To find the area between two curves, we imagine slicing it up into a bunch of super thin rectangles. The height of each rectangle is the "top curve minus the bottom curve," and the width is super tiny. Then, we add all those tiny rectangle areas together! That "adding together" is what we do with those long, curvy 'S' symbols!

So, our area will be $\int_{-1}^{1} (\text{top curve} - \text{bottom curve}) dx = \int_{-1}^{1} (\sec^2(\pi x / 3) - x^{1/3}) dx$.

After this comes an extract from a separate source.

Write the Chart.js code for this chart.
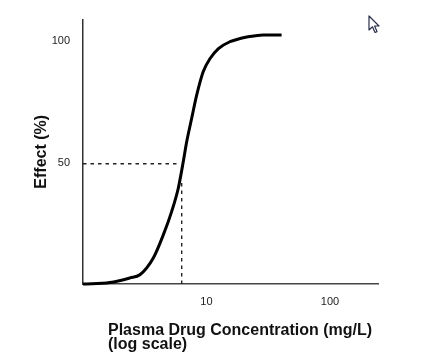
<!DOCTYPE html>
<html lang="en">
<head>
<meta charset="UTF-8">
<title>Effect vs Plasma Drug Concentration</title>
<script src="https://cdn.jsdelivr.net/npm/chart.js"></script>
<style>
    body {
        margin: 0;
        background: #fff;
    }
    .wrap {
        position: relative;
        width: 432px;
        height: 353px;
    }
    .x-title {
        position: absolute;
        left: 108px;
        top: 323px;
        font-family: "Liberation Sans", Arial, sans-serif;
        font-weight: bold;
        font-size: 16px;
        line-height: 14px;
        color: #111;
        white-space: nowrap;
    }
    .cursor {
        position: absolute;
        left: 368px;
        top: 15px;
    }
</style>
</head>
<body>
<div class="wrap">
    <canvas id="chart" width="432" height="353"></canvas>
    <div class="x-title">Plasma Drug Concentration (mg/L)<br>(log scale)</div>
    <svg class="cursor" width="14" height="20" viewBox="0 0 14 20">
        <path d="M1,1 L1,15 L4.5,11.8 L7,17.5 L9,16.6 L6.6,11 L11,11 Z" fill="#fff" stroke="#2a2f4a" stroke-width="1.2" stroke-linejoin="round"/>
    </svg>
</div>

<script>
// concentration (mg/L, log axis) and effect (%)
const concentration = [1.0, 1.65, 2.4, 2.89, 3.71, 4.47, 5.23, 5.91, 6.49, 6.92, 7.59, 8.33, 9.42, 10.7, 12.5, 15.5, 18.7, 21.2, 28.7, 40.6];
const effect        = [0,   0.6,  2.5, 3.8,  10.7, 20.2, 29.9, 39.4, 50.4, 58.6, 68.2, 77.7, 87.4, 92.8, 96.9, 99.7, 101.0, 101.6, 102.5, 102.5];

// dashed guide at half-maximal effect
const ec50 = 6.3;
const halfEffect = 49.5;
const guideTop = 42;

const xTicks = [10, 100];
const yTicks = [50, 100];

const font = { family: '"Liberation Sans", Arial, sans-serif', size: 11 };

new Chart(document.getElementById('chart'), {
    type: 'line',
    data: {
        datasets: [{
            data: [{ x: 1, y: halfEffect }, { x: ec50 - 0.2, y: halfEffect }],
            borderColor: '#222',
            borderWidth: 1.4,
            borderDash: [3.5, 4],
            pointRadius: 0
        }, {
            data: [{ x: ec50, y: 0 }, { x: ec50, y: guideTop }],
            borderColor: '#222',
            borderWidth: 1.4,
            borderDash: [3.5, 4],
            pointRadius: 0
        }, {
            data: concentration.map((c, i) => ({ x: c, y: effect[i] })),
            borderColor: '#000',
            borderWidth: 3,
            pointRadius: 0,
            cubicInterpolationMode: 'monotone',
            clip: false
        }]
    },
    options: {
        responsive: false,
        animation: false,
        layout: { padding: { top: 19, right: 54, left: 0, bottom: 0 } },
        plugins: {
            legend: { display: false },
            tooltip: { enabled: false }
        },
        scales: {
            x: {
                type: 'logarithmic',
                min: 1,
                max: 245,
                grid: { display: false, drawTicks: false },
                border: { display: true, color: '#444', width: 1.5 },
                afterBuildTicks: (s) => { s.ticks = xTicks.map(v => ({ value: v })); },
                afterFit: (s) => { s.height = 69; },
                ticks: {
                    color: '#222',
                    font: font,
                    padding: 11,
                    autoSkip: false,
                    maxRotation: 0,
                    callback: (v) => String(v)
                }
            },
            y: {
                min: 0,
                max: 108.8,
                grid: { display: false, drawTicks: false },
                border: { display: true, color: '#333', width: 1.5 },
                afterBuildTicks: (s) => { s.ticks = yTicks.map(v => ({ value: v })); },
                afterFit: (s) => { s.width = 83; },
                ticks: {
                    color: '#222',
                    font: font,
                    padding: 13
                },
                title: {
                    display: true,
                    text: 'Effect (%)',
                    color: '#111',
                    font: { family: '"Liberation Sans", Arial, sans-serif', size: 16, weight: 'bold' },
                    padding: { top: 32, bottom: 0 }
                }
            }
        }
    }
});
</script>
</body>
</html>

I like to break this into two simpler adding-up problems:

**Part 1: $\int_{-1}^{1} \sec^2(\pi x / 3) dx$**
* We know that if you 'un-do' the $\tan(\text{stuff})$ function, you get $\sec^2(\text{stuff})$.
* Since we have $\pi x / 3$ inside, we need to adjust a little bit. The 'un-doing' of $\sec^2(\pi x / 3)$ is $(3/\pi) \tan(\pi x / 3)$.
* Now, we "plug in" our boundary values, $1$ and $-1$:
$(3/\pi) \tan(\pi(1)/3) - (3/\pi) \tan(\pi(-1)/3)$
$= (3/\pi) \tan(\pi/3) - (3/\pi) \tan(-\pi/3)$
* Remember that $\tan(\pi/3) = \sqrt{3}$ and $\tan(-\pi/3) = -\sqrt{3}$.
* So, we get $(3/\pi) \sqrt{3} - (3/\pi) (-\sqrt{3}) = (3/\pi) \sqrt{3} + (3/\pi) \sqrt{3} = 6\sqrt{3}/\pi$.

**Part 2: $\int_{-1}^{1} x^{1/3} dx$**
* This one is cool! The function $y=x^{1/3}$ (which is the cube root of x) is perfectly symmetric around the origin. It's positive on one side (like from $0$ to $1$) and exactly negative on the other side (from $-1$ to $0$).
* When you 'add up' an odd function like this over a perfectly balanced interval like from $-1$ to $1$, the positive area cancels out the negative area.
* So, this whole part just adds up to $0$. (You can also 'un-do' it to get $(3/4)x^{4/3}$ and plug in the numbers to see it equals zero!)

**Putting it all together:**
The total area is the result from Part 1 minus the result from Part 2.
Area $= (6\sqrt{3}/\pi) - 0 = 6\sqrt{3}/\pi$.

And that's our answer! It's $6\sqrt{3}/\pi$ square units.